While most of the newer smartphone models provide access to the Internet and to social networks, they implement these differently through their user interfaces, Llamas explained. “The question is, does the smartphone provide this access in the way you like?”
Where Does WinPho 7 Go From Here?
Perhaps the next round of reviews on WinPho 7 will generate more passion, as more WinPho 7 devices hit the market and Microsoft tweaks the OS to add some of the features reviewers say are lacking.
Or maybe Microsoft should rethink its advertising.
“Windows Phone 7 is one of those operating systems that won’t come alive for you until you play with it,” Lopez remarked. “A flat campaign won’t do it; I think an in-store presence and a multimedia presence are critical to get people excited about the platform.”
Microsoft did not respond to requests for comment by press time.
Besides devices, Redmond has to catch up in other parts of the smartphone market where it’s lagging if it is to see WinPho 7 succeed. The most prominent of these is its lack of apps.

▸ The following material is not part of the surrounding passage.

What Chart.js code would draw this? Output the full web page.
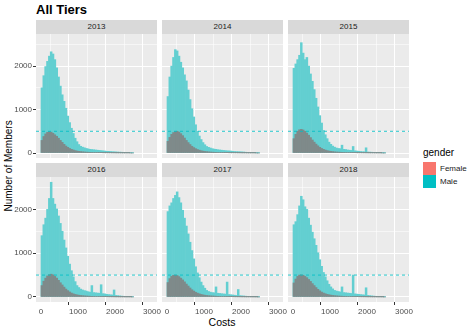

“Microsoft needs lots of apps, it needs apps like games from Electronic Arts, because it’s very difficult to wrest mindshare from Google and Apple right now,” Lopez Research’s Lopez said. “We saw how tough it is in the smartphone market when [Research In Motion] came out with a more friendly OS — it got a ho-hum yawn. Windows Phone 7 runs the risk of getting a ho-hum yawn too.”